The plain intent of this amendatory provision is to prevent a municipality with a population such as that of the City of Southfield from enacting a moratorium on the conversion of rental properties to condominiums. '[W]here the state law expressly provides that the state's authority to regulate in a specified area of the law is to be exclusive, there is no doubt that municipal regulation is pre-empted.' People v Llewellyn, supra, 401 Mich at 323; 257 NW2d at 905. See also, Noey v Saginaw, 271 Mich 595; 261 NW 88 (1935).

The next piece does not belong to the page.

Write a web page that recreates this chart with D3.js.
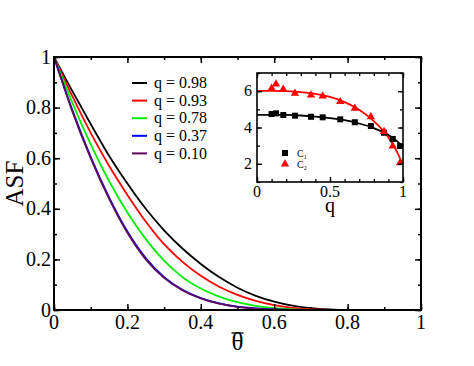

This is not to say that the City of Southfield is entirely pre-empted from adopting ordinances which may affect condominiums. The City remains free '. . . to pass all laws and ordinances relating to its municipal concerns subject to the constitution and general laws of this state.' 1909 PA 279, Sec. 4-j-(3), as amended; MCLA 117.4-j; MSA 5.2083. Such municipal concerns would include the exercise by the City of its general police power to provide for the health, order, convenience, and comfort of the people. Michigan Canners & Freezers Association, Inc v Agricultural Marketing & Bargaining Board, 397 Mich 337; 245 NW2d 1 (1976). The Condominium Act, supra, Sec. 71(2) recognizes this power and provides that '[c]ondominium projects shall comply with applicable local law, ordinances and regulations. . . .' This subsection was unaffected by the recent amendatory act and clearly contemplates that some local regulations affecting condominiums will be permitted pursuant to the general police power of the City. Thus, for example, the City would not be precluded from enforcing its building code as against a condominium project. See OAG, 1977-1978, No 5280, p 393 (March 23, 1978). The City may not, however, exercise its police power to pass an ordinance which conflicts with state law. City of Grand Haven v Grocer's Cooperative Dairy Co, 330 Mich 694; 48 NW2d 362 (1951).

It is my opinion, therefore, that the electors of the City of Southfield may not, by initiative petition, enact an ordinance imposing a two-year moratorium on the conversion of rental units to condominiums because such an ordinance would be in direct conflict with the Condominium Act, Sec. 141(2), as amended by 1980 PA 283, supra.